◆ Task directions ◆
Drop every picture, then transcribe the remaining data exactly.

Start of Recorded information

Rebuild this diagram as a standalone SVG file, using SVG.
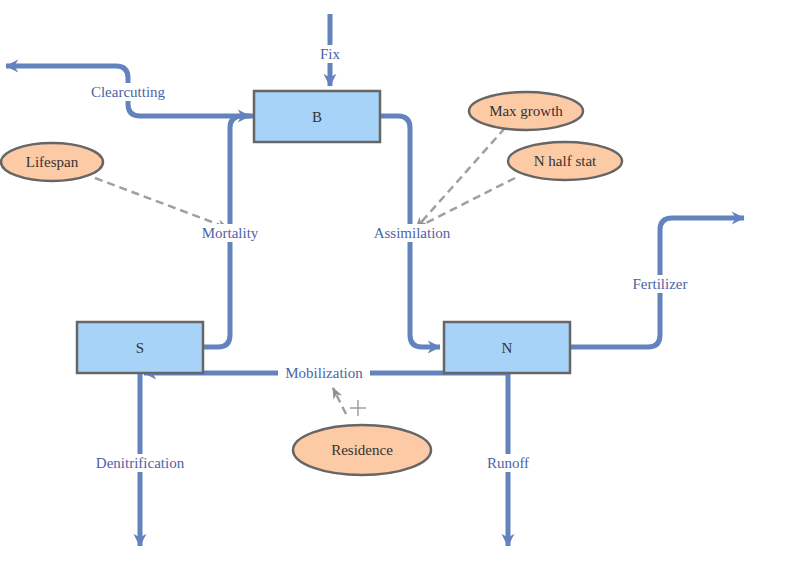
<svg xmlns="http://www.w3.org/2000/svg" width="800" height="582" viewBox="0 0 800 582">
<style>
.f{fill:none;stroke:#6383be;stroke-width:5}
.d{fill:none;stroke:#a0a0a0;stroke-width:2.5;stroke-dasharray:8,5}
.box{fill:#a6d3f7;stroke:#666;stroke-width:2.5}
.el{fill:#fdcaa6;stroke:#666;stroke-width:2.5}
text{font-family:"Liberation Serif",serif;font-size:15px;text-anchor:middle;dominant-baseline:central}
.nt{fill:#333}
.lb{fill:#4a64a8}
.bg{fill:#fff}
</style>
<defs>
<marker id="a" viewBox="0 0 10 10" refX="9" refY="5" markerWidth="5" markerHeight="5" orient="auto" markerUnits="userSpaceOnUse" style="overflow:visible">
<path d="M0,0 L10,5 L0,10 L3,5 Z" fill="#6383be" transform="scale(2.6) translate(-6,-3)"/>
</marker>
<marker id="g" viewBox="0 0 10 10" refX="9" refY="5" markerWidth="12" markerHeight="12" orient="auto" markerUnits="userSpaceOnUse">
<path d="M0,1 L10,5 L0,9 L3,5 Z" fill="#909090"/>
</marker>
</defs>
<g id="connectors">
<path class="f" d="M330,14 V86" marker-end="url(#a)"/>
<path class="f" d="M254,116 H140 Q128,116 128,104 V78 Q128,66 116,66 H6" marker-end="url(#a)"/>
<path class="f" d="M203,347 H218 Q230,347 230,335 V128 Q230,116 242,116 H250" marker-end="url(#a)"/>
<path class="f" d="M380,116 H398 Q410,116 410,128 V335 Q410,347 422,347 H440" marker-end="url(#a)"/>
<path class="f" d="M570,347 H648 Q660,347 660,335 V230 Q660,218 672,218 H744" marker-end="url(#a)"/>
<path class="f" d="M508,373 H144" marker-end="url(#a)"/>
<path class="f" d="M140,373 V546" marker-end="url(#a)"/>
<path class="f" d="M508,373 V546" marker-end="url(#a)"/>
<path class="d" d="M95,178 L228,228" marker-end="url(#g)"/>
<path class="d" d="M505,128 L416,228" marker-end="url(#g)"/>
<path class="d" d="M515,178 L416,228" marker-end="url(#g)"/>
<path class="d" d="M346,414 L333,388" marker-end="url(#g)"/>
<path d="M350,408 H366 M358,400 V416" stroke="#a0a0a0" stroke-width="1.5"/>
<rect class="bg" x="316" y="45" width="28" height="18"/><text class="lb" x="330" y="54">Fix</text>
<rect class="bg" x="84" y="83" width="88" height="18"/><text class="lb" x="128" y="92">Clearcutting</text>
<rect class="bg" x="196" y="224" width="68" height="18"/><text class="lb" x="230" y="233">Mortality</text>
<rect class="bg" x="368" y="224" width="86" height="18"/><text class="lb" x="412" y="233">Assimilation</text>
<rect class="bg" x="626" y="275" width="66" height="18"/><text class="lb" x="660" y="284">Fertilizer</text>
<rect class="bg" x="278" y="364" width="92" height="18"/><text class="lb" x="324" y="373">Mobilization</text>
<rect class="bg" x="88" y="454" width="104" height="18"/><text class="lb" x="140" y="463">Denitrification</text>
<rect class="bg" x="482" y="454" width="52" height="18"/><text class="lb" x="508" y="463">Runoff</text>
</g>
<g id="B"><rect class="box" x="254" y="91" width="126" height="51"/><text class="nt" x="317" y="117">B</text></g>
<g id="S"><rect class="box" x="77" y="322" width="126" height="51"/><text class="nt" x="140" y="348">S</text></g>
<g id="N"><rect class="box" x="444" y="322" width="126" height="51"/><text class="nt" x="507" y="348">N</text></g>
<g id="Lifespan"><ellipse class="el" cx="52" cy="162" rx="51" ry="19"/><text class="nt" x="52" y="162">Lifespan</text></g>
<g id="MaxGrowth"><ellipse class="el" cx="526" cy="111" rx="57" ry="19"/><text class="nt" x="526" y="111">Max growth</text></g>
<g id="NHalfStat"><ellipse class="el" cx="565" cy="161" rx="57" ry="19"/><text class="nt" x="565" y="161">N half stat</text></g>
<g id="Residence"><ellipse class="el" cx="362" cy="450" rx="69" ry="25"/><text class="nt" x="362" y="450">Residence</text></g>
</svg>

End of Recorded information

◆ Output of the exercise ◆
Rebuild this diagram as a standalone SVG file, using SVG.
<svg xmlns="http://www.w3.org/2000/svg" width="800" height="582" viewBox="0 0 800 582">
<style>
.f{fill:none;stroke:#6383be;stroke-width:5}
.d{fill:none;stroke:#a0a0a0;stroke-width:2.5;stroke-dasharray:8,5}
.box{fill:#a6d3f7;stroke:#666;stroke-width:2.5}
.el{fill:#fdcaa6;stroke:#666;stroke-width:2.5}
text{font-family:"Liberation Serif",serif;font-size:15px;text-anchor:middle;dominant-baseline:central}
.nt{fill:#333}
.lb{fill:#4a64a8}
.bg{fill:#fff}
</style>
<defs>
<marker id="a" viewBox="0 0 10 10" refX="9" refY="5" markerWidth="5" markerHeight="5" orient="auto" markerUnits="userSpaceOnUse" style="overflow:visible">
<path d="M0,0 L10,5 L0,10 L3,5 Z" fill="#6383be" transform="scale(2.6) translate(-6,-3)"/>
</marker>
<marker id="g" viewBox="0 0 10 10" refX="9" refY="5" markerWidth="12" markerHeight="12" orient="auto" markerUnits="userSpaceOnUse">
<path d="M0,1 L10,5 L0,9 L3,5 Z" fill="#909090"/>
</marker>
</defs>
<g id="connectors">
<path class="f" d="M330,14 V86" marker-end="url(#a)"/>
<path class="f" d="M254,116 H140 Q128,116 128,104 V78 Q128,66 116,66 H6" marker-end="url(#a)"/>
<path class="f" d="M203,347 H218 Q230,347 230,335 V128 Q230,116 242,116 H250" marker-end="url(#a)"/>
<path class="f" d="M380,116 H398 Q410,116 410,128 V335 Q410,347 422,347 H440" marker-end="url(#a)"/>
<path class="f" d="M570,347 H648 Q660,347 660,335 V230 Q660,218 672,218 H744" marker-end="url(#a)"/>
<path class="f" d="M508,373 H144" marker-end="url(#a)"/>
<path class="f" d="M140,373 V546" marker-end="url(#a)"/>
<path class="f" d="M508,373 V546" marker-end="url(#a)"/>
<path class="d" d="M95,178 L228,228" marker-end="url(#g)"/>
<path class="d" d="M505,128 L416,228" marker-end="url(#g)"/>
<path class="d" d="M515,178 L416,228" marker-end="url(#g)"/>
<path class="d" d="M346,414 L333,388" marker-end="url(#g)"/>
<path d="M350,408 H366 M358,400 V416" stroke="#a0a0a0" stroke-width="1.5"/>
<rect class="bg" x="316" y="45" width="28" height="18"/><text class="lb" x="330" y="54">Fix</text>
<rect class="bg" x="84" y="83" width="88" height="18"/><text class="lb" x="128" y="92">Clearcutting</text>
<rect class="bg" x="196" y="224" width="68" height="18"/><text class="lb" x="230" y="233">Mortality</text>
<rect class="bg" x="368" y="224" width="86" height="18"/><text class="lb" x="412" y="233">Assimilation</text>
<rect class="bg" x="626" y="275" width="66" height="18"/><text class="lb" x="660" y="284">Fertilizer</text>
<rect class="bg" x="278" y="364" width="92" height="18"/><text class="lb" x="324" y="373">Mobilization</text>
<rect class="bg" x="88" y="454" width="104" height="18"/><text class="lb" x="140" y="463">Denitrification</text>
<rect class="bg" x="482" y="454" width="52" height="18"/><text class="lb" x="508" y="463">Runoff</text>
</g>
<g id="B"><rect class="box" x="254" y="91" width="126" height="51"/><text class="nt" x="317" y="117">B</text></g>
<g id="S"><rect class="box" x="77" y="322" width="126" height="51"/><text class="nt" x="140" y="348">S</text></g>
<g id="N"><rect class="box" x="444" y="322" width="126" height="51"/><text class="nt" x="507" y="348">N</text></g>
<g id="Lifespan"><ellipse class="el" cx="52" cy="162" rx="51" ry="19"/><text class="nt" x="52" y="162">Lifespan</text></g>
<g id="MaxGrowth"><ellipse class="el" cx="526" cy="111" rx="57" ry="19"/><text class="nt" x="526" y="111">Max growth</text></g>
<g id="NHalfStat"><ellipse class="el" cx="565" cy="161" rx="57" ry="19"/><text class="nt" x="565" y="161">N half stat</text></g>
<g id="Residence"><ellipse class="el" cx="362" cy="450" rx="69" ry="25"/><text class="nt" x="362" y="450">Residence</text></g>
</svg>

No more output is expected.